La candidatura de Pedro Sánchez no registra apenas crecimiento significativo en la intención de voto y las expectativas razonables de Casado están más cerca de los noventa -lo que ya sería un avance notable- que de los cien escaños. La penalización que pueda sufrir Podemos por su negativa a la investidura sanchista encontrará probablemente a Errejón como parcial beneficiario y el grueso de los votantes de Vox sigue dispuesto a mantener su opción, con la consiguiente dispersión en las circunscripciones que eligen pocos diputados. En realidad, los cálculos del optimismo bipartidista se cifran fundamentalmente en la esperanza de una sangría en la masa crítica de Ciudadanos, cuyos electores desengañados habrían de incrementar la facturación de sus rivales por ambos flancos. Eso es lo que trata de atajar su líder, en su penúltimo bandazo, al arrancar la precampaña con la puerta abierta a cualquier pacto. No está nada claro, en todo caso, que el PSOE y sobre todo el PP logren captar muchos simpatizantes naranjas por debajo de la franja de los cincuenta años. La abstención podría convertirse en el embalse que impidiera el trasvase automático.

Bastará, empero, que se produzca una recomposición interna en el bloque del centro-derecha para que la presión sistémica ya detectada vaya en aumento. El propio presidente juega implícitamente con ella al plantear su campaña como un movimiento de ocupación -formal, retórica, postiza- del centro. En un político como él, para quien el poder, con la colaboración que sea, constituye el único eje del proyecto, esa posición resulta esencial: le abre un abanico de apoyos potenciales que van desde el PP a la izquierda radical, incluso hasta un separatismo que lograse embridar siquiera en apariencia su talante insurrecto. Su discurso poselectoral será evidente: pedir la colaboración conservadora para no echarse en brazos de Podemos.

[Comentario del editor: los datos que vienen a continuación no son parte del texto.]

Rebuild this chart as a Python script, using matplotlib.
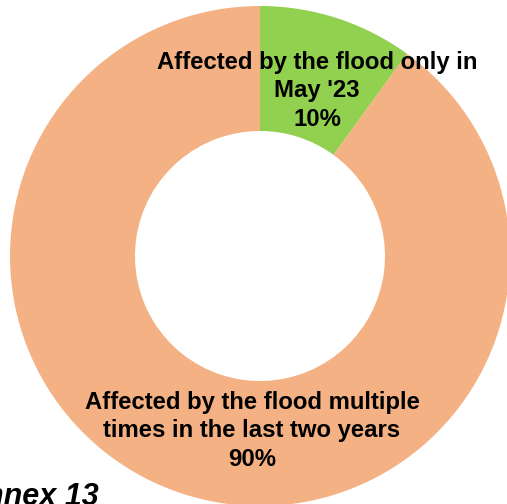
import matplotlib.pyplot as plt

labels = ["Affected by the flood only in\nMay '23",
          "Affected by the flood multiple\ntimes in the last two years"]
shares = [10, 90]
colors = ['#92D050', '#F4B183']

plt.rcParams['font.family'] = ['Liberation Sans', 'DejaVu Sans']

fig = plt.figure(figsize=(5.07, 5.04), dpi=100)
ax = fig.add_axes([0, 0, 1, 1])
wedges, _ = ax.pie(shares, colors=colors, startangle=90, counterclock=False,
                   radius=1, wedgeprops=dict(width=0.5, edgecolor='none'))
ax.set_xlim(-1.04, 0.988)
ax.set_ylim(-0.992, 1.024)
ax.set_aspect('auto')
ax.axis('off')

# label positions
pos = [(0.228, 0.66), (-0.032, -0.7)]
for lab, val, (x, y) in zip(labels, shares, pos):
    ax.text(x, y, f"{lab}\n{val}%", ha='center', va='center',
            fontsize=17.2, fontweight='bold', linespacing=1.3)

fig.text(99 / 507, -0.002, "Annex 13", ha='right', va='baseline',
         fontsize=22, fontweight='bold', fontstyle='italic')

fig.savefig('out.png', dpi=100)
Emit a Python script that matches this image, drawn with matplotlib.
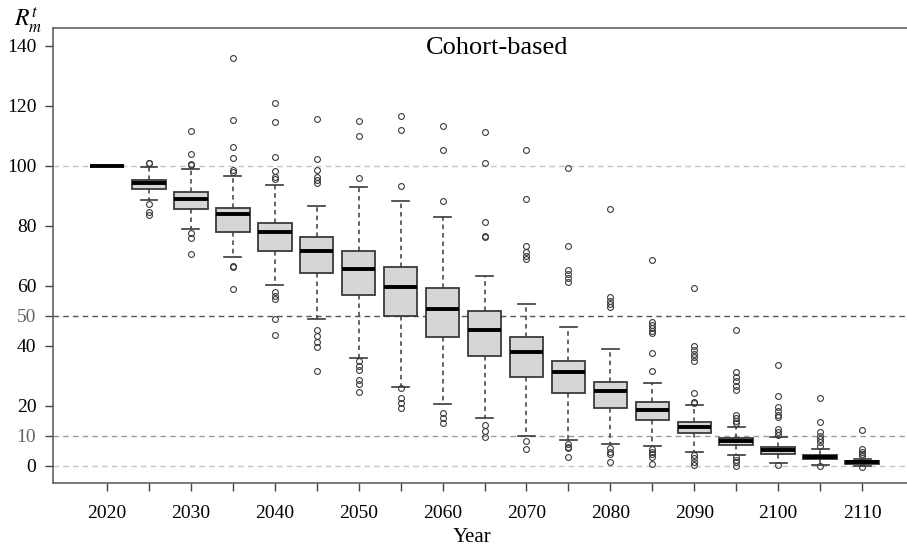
import matplotlib
matplotlib.use("Agg")
import matplotlib.pyplot as plt

plt.rcParams["font.family"] = "serif"
plt.rcParams["font.serif"] = ["Liberation Serif", "DejaVu Serif"]
plt.rcParams["mathtext.fontset"] = "stix"

years = list(range(2020, 2111, 5))
median = [100, 94.2, 89.0, 83.9, 78.1, 71.8, 65.8, 59.7, 52.5, 45.3,
          38.1, 31.2, 24.9, 18.7, 12.9, 8.2, 5.2, 3.0, 1.2]
q1 = [100, 92.2, 85.6, 78.1, 71.8, 64.4, 57.1, 50.1, 43.1, 36.7,
      29.6, 24.5, 19.3, 15.2, 11.0, 6.9, 4.0, 2.4, 0.8]
q3 = [100, 95.3, 91.3, 85.9, 80.9, 76.2, 71.8, 66.3, 59.3, 51.8,
      43.1, 35.1, 27.9, 21.4, 14.7, 9.4, 6.4, 3.6, 1.7]
whislo = [100, 88.7, 78.9, 69.6, 60.2, 48.9, 36.1, 26.4, 20.6, 15.9,
          10.0, 8.6, 7.2, 6.6, 4.8, 3.7, 1.1, 0.2, 0.0]
whishi = [100, 99.8, 99.1, 96.8, 93.7, 86.8, 93.1, 88.2, 83.0, 63.3,
          54.0, 46.2, 39.0, 27.7, 20.5, 13.1, 9.6, 5.7, 2.4]
outliers = [
    [],
    [101.1, 100.9, 87.3, 84.8, 83.7],
    [111.8, 104.0, 100.7, 100.3, 77.6, 75.9, 70.7],
    [136.1, 115.3, 106.4, 102.6, 98.7, 98.1, 66.8, 66.4, 58.9],
    [121.1, 114.6, 103.0, 98.4, 96.4, 95.8, 57.9, 56.8, 55.8, 48.9, 43.6],
    [115.7, 102.4, 98.7, 96.4, 95.3, 94.4, 45.2, 43.3, 41.4, 39.8, 31.7],
    [115.1, 110.0, 96.0, 35.0, 33.4, 32.0, 28.6, 27.3, 24.6],
    [116.8, 111.9, 93.3, 25.9, 22.6, 20.9, 19.2],
    [113.4, 105.3, 88.2, 17.7, 15.9, 14.3],
    [111.2, 101.1, 81.4, 76.7, 76.2, 13.7, 11.8, 9.8],
    [105.2, 89.1, 73.2, 71.4, 70.1, 68.9, 8.4, 5.8],
    [99.2, 73.3, 65.5, 64.1, 62.7, 61.3, 7.5, 6.4, 5.9, 2.9],
    [85.7, 56.4, 55.1, 54.0, 53.0, 5.9, 4.7, 4.0, 1.4],
    [68.7, 48.1, 47.1, 46.0, 44.9, 44.2, 37.6, 31.7, 5.8, 4.8, 4.0, 3.1, 0.7],
    [59.3, 40.0, 38.8, 37.5, 36.3, 35.0, 24.2, 21.4, 21.0, 3.6, 2.6, 1.4, 0.3],
    [45.3, 31.2, 29.8, 28.2, 26.7, 25.3, 16.9, 15.9, 15.1, 14.4, 2.9, 2.0, 1.2, 0.1],
    [33.6, 23.3, 19.8, 18.3, 17.0, 16.2, 12.2, 11.2, 10.2, 0.2],
    [22.8, 14.6, 11.3, 10.1, 9.0, 7.9, 6.8, 0.0],
    [12.0, 5.6, 4.8, 4.0, 3.2, -0.2],
]
y_ticks = [0, 10, 20, 40, 50, 60, 80, 100, 120, 140]
ref_levels = [0, 10, 50, 100]
ref_colors = ["#c4c4c4", "#9a9a9a", "#555555", "#c4c4c4"]

stats = []
for i in range(len(years)):
    stats.append({
        "med": median[i], "q1": q1[i], "q3": q3[i],
        "whislo": whislo[i], "whishi": whishi[i], "fliers": outliers[i],
    })

fig = plt.figure(figsize=(9.07, 5.51), dpi=100)
ax = fig.add_axes([53 / 907, 1 - 483 / 551, 1 - 53 / 907 + 0.01, 455 / 551])

edge = "#3a3a3a"
for lev, col in zip(ref_levels, ref_colors):
    ax.axhline(lev, color=col, lw=1.0, ls=(0, (4, 3)), zorder=0)

ax.bxp(stats, positions=years, widths=4.0, patch_artist=True,
       boxprops=dict(facecolor="#d6d6d6", edgecolor=edge, lw=1.3),
       medianprops=dict(color="black", lw=2.8, solid_capstyle="butt"),
       whiskerprops=dict(color=edge, lw=1.1, ls=(0, (3, 2.5))),
       capprops=dict(color=edge, lw=1.2),
       capwidths=2.0,
       flierprops=dict(marker="o", markersize=4.2, markerfacecolor="none",
                       markeredgecolor=edge, markeredgewidth=0.8),
       zorder=2)

ax.set_xlim(2020 - 5 * 54 / 42, 2020 + 5 * (917 - 107) / 42)
ax.set_ylim((466 - 483) / 3, (466 - 28) / 3)

ax.set_xticks(years)
ax.set_xticklabels([str(y) if y % 10 == 0 else "" for y in years])
ax.set_yticks(y_ticks)
ax.set_yticklabels([str(t) for t in y_ticks])
for lab, t in zip(ax.get_yticklabels(), y_ticks):
    if t in (10, 50):
        lab.set_color("#666666")
ax.tick_params(axis="both", direction="out", length=6, width=1.0,
               color="#444444", labelsize=14)
ax.tick_params(axis="x", pad=10)
ax.tick_params(axis="y", pad=6)

for side in ("left", "bottom", "top"):
    ax.spines[side].set_color("#555555")
    ax.spines[side].set_linewidth(1.1)
ax.spines["right"].set_visible(False)

ax.text(0.515, 0.955, "Cohort-based", transform=ax.transAxes,
        ha="center", va="center", fontsize=19)
fig.text(472 / 907, 1 - 538 / 551, "Year", ha="center", va="center",
         fontsize=15)
fig.text(28 / 907, 1 - 20 / 551, r"$R_m^t$", ha="center", va="center",
         fontsize=17)

fig.savefig("out.png", dpi=100)
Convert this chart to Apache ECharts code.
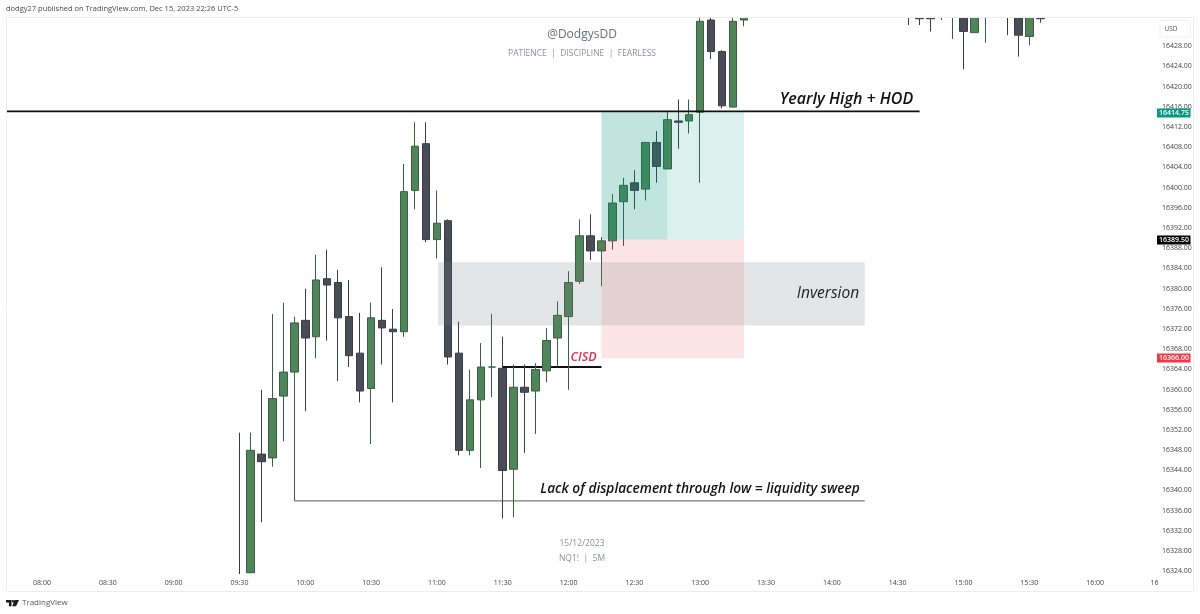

Ya lo hizo en verano, sin ofrecer nada a cambio; en invierno, si no hay una mayoría socialpopulista nítida, se verá obligado a hacer alguna concesión, algún gesto. Y contará para ello con la complicidad de quienes ya empujan a favor de un gran acuerdo, del compromiso «a la alemana», ese viejo y nunca cumplido sueño.

Casado, de momento, está en otra cosa. La barrera de los cien escaños, todavía lejana, le permitiría soñar con la carambola. En todo caso, pretende obtener un resultado que le configure como jefe de la oposición sin dudas y le deje cuatro años para asentarse y reunificar de facto a las corrientes liberales y conservadoras. Insistir en el «bibloquismo» que Felipe González ha criticado en La Toja y que está presente y vivo en los gobiernos de la mayoría de las comunidades autónomas. Pero si no lo logra la ansiada alianza según el modelo de Andalucía y Madrid, se va a ver en una situación incómoda, una pinza entre el sentido de Estado y la necesidad de establecer una pauta propia. Gran parte de sus votantes no le perdonarían el apoyo, siquiera pasivo, a la investidura de un Sánchez por el que sienten verdadera fobia, y cada vez que éste adoptase alguna medida que consideren perturbadora, Abascal y Rivera le recordarían su responsabilidad con una aspereza más que enojosa. En el fondo, le convendría que fuese Cs el que facilitase el Gobierno de alguna forma.

Sin embargo, por más que arrecie la inercia pactista de las clases dirigentes, el elector tipo de la derecha aún se resiste a la concordia. No quiere consenso sino victoria. Lo que no entiende es que la fragmentación del voto opera en su contra y que sus deseos no se cumplirán hasta que no solvente esa paradoja.